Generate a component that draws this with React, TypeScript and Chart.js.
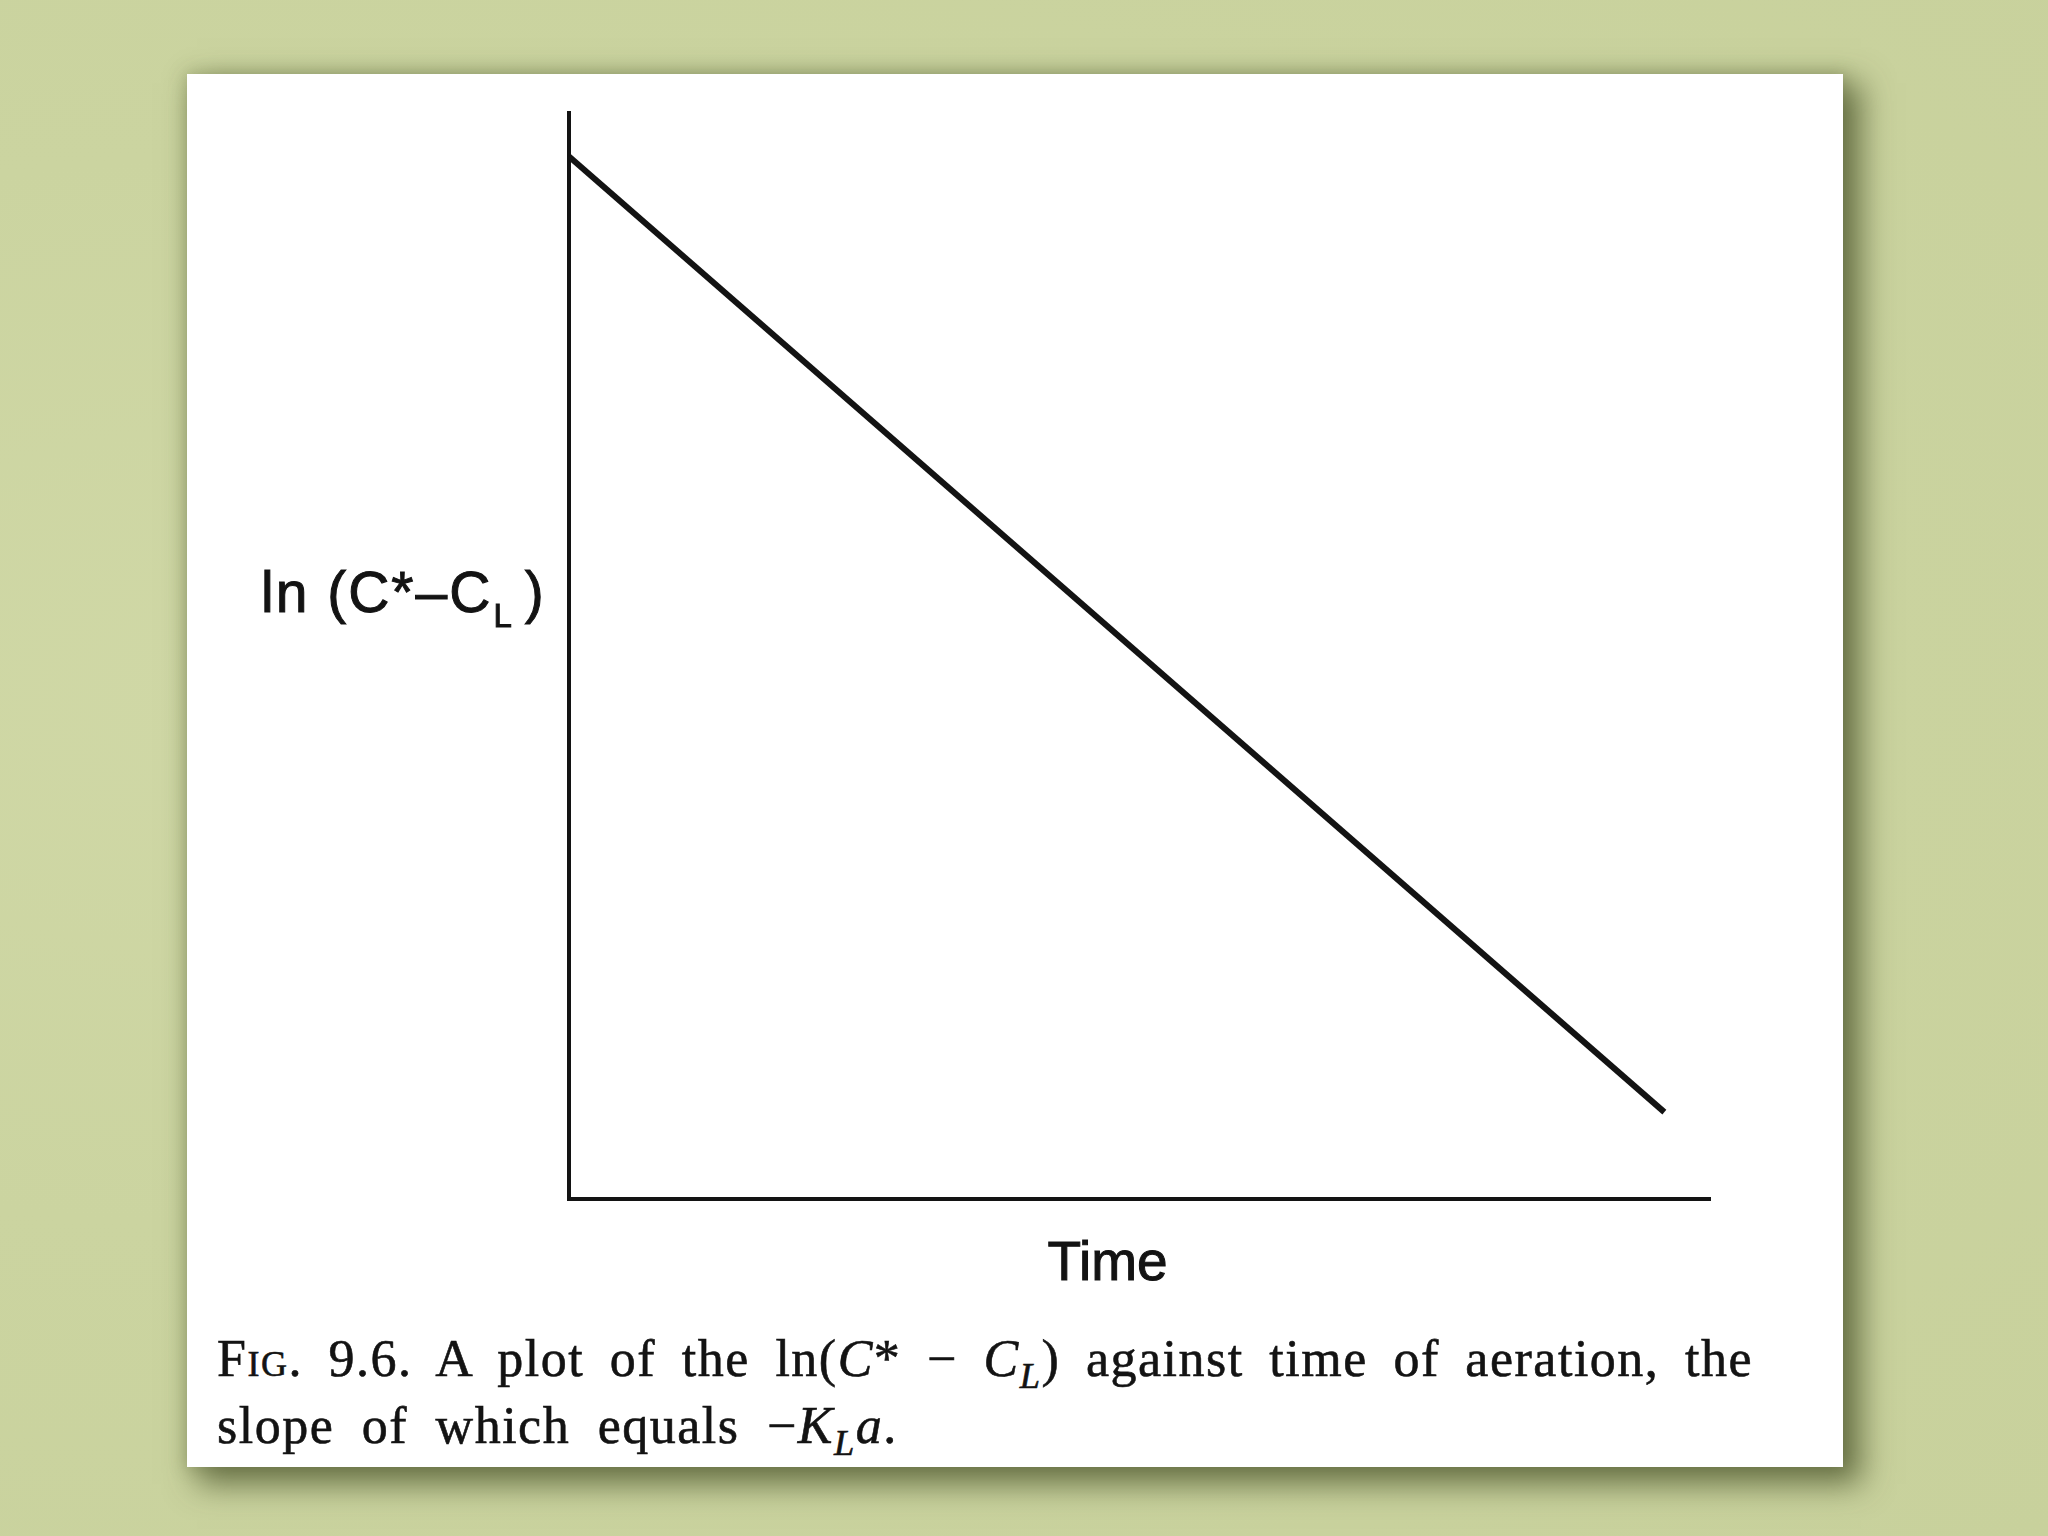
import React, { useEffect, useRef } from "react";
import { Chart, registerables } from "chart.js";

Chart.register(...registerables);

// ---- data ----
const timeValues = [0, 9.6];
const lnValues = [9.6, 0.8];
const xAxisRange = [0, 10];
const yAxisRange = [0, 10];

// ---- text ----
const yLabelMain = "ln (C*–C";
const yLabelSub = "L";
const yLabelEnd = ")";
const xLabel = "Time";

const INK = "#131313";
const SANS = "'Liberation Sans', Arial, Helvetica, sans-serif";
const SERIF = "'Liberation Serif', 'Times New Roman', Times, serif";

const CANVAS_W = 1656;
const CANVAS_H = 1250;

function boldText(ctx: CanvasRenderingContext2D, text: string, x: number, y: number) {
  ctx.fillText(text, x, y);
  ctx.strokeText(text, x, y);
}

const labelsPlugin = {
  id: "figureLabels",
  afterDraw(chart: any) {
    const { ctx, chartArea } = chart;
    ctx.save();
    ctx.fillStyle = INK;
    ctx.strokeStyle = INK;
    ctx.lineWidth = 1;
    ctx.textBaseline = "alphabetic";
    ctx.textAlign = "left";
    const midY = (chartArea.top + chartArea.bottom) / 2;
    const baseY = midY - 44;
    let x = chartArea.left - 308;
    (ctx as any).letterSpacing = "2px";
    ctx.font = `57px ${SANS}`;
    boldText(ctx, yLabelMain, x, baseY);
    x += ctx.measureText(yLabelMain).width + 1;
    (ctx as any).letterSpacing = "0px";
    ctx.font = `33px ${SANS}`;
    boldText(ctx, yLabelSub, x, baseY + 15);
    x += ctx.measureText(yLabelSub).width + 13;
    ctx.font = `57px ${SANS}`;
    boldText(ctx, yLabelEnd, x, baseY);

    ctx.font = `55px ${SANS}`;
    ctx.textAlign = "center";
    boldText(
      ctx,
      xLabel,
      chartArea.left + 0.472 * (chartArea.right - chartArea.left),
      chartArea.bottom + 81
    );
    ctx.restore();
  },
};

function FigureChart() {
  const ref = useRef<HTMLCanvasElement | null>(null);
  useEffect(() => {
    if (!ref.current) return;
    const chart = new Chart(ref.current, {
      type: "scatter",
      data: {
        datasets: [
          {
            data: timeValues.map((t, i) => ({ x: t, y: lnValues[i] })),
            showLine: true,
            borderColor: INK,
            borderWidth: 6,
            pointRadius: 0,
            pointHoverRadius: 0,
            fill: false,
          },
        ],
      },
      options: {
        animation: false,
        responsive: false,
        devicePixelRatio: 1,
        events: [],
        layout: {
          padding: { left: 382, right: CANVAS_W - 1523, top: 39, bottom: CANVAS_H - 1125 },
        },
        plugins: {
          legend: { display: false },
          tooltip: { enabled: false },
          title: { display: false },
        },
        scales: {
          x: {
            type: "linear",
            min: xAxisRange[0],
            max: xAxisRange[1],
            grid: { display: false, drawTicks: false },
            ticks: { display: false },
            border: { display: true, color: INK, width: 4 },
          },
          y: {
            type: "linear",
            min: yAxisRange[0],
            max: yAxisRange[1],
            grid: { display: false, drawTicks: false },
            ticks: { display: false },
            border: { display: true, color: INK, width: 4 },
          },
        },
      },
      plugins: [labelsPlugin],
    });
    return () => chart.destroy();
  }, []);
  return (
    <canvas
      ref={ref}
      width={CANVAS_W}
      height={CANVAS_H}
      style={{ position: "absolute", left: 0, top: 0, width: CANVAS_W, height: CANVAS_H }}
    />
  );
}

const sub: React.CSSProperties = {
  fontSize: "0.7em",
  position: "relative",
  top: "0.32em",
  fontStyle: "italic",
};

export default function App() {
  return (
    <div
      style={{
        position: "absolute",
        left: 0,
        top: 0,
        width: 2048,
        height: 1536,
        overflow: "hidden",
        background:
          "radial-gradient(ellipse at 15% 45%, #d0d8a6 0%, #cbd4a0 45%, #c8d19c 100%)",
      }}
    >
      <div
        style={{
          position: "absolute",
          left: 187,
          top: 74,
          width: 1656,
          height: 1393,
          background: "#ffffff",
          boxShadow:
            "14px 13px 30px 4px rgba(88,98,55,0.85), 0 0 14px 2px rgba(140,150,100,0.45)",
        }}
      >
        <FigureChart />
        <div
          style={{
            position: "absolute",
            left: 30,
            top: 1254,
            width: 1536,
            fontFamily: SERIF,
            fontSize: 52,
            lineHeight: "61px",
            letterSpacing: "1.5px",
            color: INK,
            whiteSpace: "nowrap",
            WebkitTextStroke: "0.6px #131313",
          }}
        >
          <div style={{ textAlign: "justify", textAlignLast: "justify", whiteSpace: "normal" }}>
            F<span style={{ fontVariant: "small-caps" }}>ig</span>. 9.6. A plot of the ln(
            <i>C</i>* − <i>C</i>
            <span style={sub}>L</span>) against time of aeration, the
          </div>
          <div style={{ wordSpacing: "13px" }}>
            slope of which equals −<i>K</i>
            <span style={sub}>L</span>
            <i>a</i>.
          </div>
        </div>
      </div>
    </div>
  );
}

■ ■ ■ ■ ■

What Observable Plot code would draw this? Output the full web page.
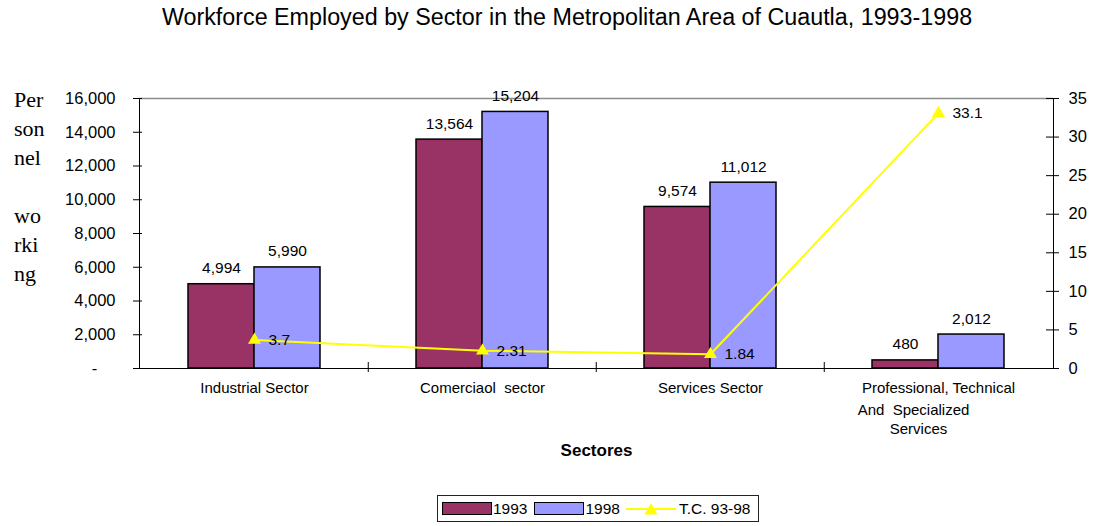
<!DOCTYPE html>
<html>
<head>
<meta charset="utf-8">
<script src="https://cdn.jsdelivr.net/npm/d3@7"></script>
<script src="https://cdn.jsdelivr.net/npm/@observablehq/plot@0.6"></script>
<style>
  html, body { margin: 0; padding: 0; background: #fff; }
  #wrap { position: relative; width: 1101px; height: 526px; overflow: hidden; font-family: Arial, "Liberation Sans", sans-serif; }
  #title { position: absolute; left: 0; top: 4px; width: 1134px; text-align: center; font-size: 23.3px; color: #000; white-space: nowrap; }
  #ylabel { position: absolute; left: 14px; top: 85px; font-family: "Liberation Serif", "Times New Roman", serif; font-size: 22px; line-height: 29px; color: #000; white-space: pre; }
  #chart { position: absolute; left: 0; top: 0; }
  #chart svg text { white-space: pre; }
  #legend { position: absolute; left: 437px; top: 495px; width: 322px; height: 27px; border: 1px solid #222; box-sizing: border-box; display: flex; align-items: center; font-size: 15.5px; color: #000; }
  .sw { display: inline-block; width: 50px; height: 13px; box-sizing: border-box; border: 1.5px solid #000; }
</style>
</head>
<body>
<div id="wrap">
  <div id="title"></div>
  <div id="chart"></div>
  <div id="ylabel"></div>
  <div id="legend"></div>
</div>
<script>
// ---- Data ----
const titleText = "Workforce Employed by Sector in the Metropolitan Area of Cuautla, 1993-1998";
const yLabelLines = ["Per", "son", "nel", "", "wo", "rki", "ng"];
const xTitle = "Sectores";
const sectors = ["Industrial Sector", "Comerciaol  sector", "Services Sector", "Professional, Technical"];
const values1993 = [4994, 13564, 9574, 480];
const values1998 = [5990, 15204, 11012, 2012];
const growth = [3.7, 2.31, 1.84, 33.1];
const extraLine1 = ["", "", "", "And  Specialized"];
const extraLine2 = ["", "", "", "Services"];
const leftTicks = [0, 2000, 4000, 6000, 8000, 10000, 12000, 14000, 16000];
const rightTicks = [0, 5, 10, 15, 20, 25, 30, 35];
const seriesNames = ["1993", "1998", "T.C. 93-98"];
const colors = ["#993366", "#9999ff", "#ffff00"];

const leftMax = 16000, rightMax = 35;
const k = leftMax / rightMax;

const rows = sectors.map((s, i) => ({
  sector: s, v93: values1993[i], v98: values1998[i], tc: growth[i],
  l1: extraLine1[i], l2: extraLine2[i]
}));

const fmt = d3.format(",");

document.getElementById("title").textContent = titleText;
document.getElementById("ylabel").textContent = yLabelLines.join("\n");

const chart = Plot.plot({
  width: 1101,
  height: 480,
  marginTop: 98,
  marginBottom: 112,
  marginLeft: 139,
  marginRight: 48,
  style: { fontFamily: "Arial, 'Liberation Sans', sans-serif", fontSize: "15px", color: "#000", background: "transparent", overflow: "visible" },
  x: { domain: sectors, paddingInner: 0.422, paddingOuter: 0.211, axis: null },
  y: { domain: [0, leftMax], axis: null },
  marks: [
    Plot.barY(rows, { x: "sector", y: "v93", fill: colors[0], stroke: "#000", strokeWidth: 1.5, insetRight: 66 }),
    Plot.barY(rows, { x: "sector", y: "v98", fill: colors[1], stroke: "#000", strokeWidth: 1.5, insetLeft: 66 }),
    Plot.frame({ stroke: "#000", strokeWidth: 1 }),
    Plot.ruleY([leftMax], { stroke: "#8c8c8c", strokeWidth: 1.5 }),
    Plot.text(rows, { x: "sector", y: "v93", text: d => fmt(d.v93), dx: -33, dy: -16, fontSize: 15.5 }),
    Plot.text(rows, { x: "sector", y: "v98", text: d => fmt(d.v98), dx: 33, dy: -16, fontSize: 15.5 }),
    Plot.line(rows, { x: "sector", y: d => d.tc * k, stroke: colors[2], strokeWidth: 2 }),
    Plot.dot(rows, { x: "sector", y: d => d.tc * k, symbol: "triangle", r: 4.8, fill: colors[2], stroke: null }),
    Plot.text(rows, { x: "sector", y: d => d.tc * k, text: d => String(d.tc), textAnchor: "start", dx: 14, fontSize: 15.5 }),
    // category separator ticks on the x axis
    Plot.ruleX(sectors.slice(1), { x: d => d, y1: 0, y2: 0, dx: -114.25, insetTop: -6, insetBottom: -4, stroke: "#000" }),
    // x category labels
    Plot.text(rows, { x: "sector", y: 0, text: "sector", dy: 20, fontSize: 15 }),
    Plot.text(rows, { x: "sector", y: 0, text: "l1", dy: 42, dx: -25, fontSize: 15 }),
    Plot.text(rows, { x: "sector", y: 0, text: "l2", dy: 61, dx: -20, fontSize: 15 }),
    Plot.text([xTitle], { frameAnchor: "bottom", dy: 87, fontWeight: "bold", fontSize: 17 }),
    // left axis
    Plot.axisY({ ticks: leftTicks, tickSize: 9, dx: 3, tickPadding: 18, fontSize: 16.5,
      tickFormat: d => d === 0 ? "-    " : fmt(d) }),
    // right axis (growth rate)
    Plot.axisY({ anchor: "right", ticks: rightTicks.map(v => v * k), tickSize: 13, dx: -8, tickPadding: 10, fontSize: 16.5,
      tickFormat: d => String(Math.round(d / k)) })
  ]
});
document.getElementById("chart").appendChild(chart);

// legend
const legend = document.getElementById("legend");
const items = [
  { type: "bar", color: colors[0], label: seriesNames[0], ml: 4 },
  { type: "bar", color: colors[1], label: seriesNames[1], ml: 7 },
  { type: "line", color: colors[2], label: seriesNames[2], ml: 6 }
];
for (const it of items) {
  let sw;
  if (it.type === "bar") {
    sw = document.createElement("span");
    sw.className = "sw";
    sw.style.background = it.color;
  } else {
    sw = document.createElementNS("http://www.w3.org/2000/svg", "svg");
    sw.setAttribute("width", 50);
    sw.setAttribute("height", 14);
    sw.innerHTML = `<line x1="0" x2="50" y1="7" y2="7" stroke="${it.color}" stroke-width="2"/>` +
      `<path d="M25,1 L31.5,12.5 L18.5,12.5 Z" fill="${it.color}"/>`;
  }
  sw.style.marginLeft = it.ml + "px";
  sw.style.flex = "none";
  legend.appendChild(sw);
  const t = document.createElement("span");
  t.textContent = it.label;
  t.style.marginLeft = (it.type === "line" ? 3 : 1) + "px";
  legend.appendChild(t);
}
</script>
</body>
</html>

■ ■ ■ ■ ■

• _Given instruction_
Find the string "React" in the entries above and return each line that holds it.

• _Answer to this task_
Generate a component that draws this with React, TypeScript and Chart.js.
import React, { useEffect, useRef } from "react";
const sub: React.CSSProperties = {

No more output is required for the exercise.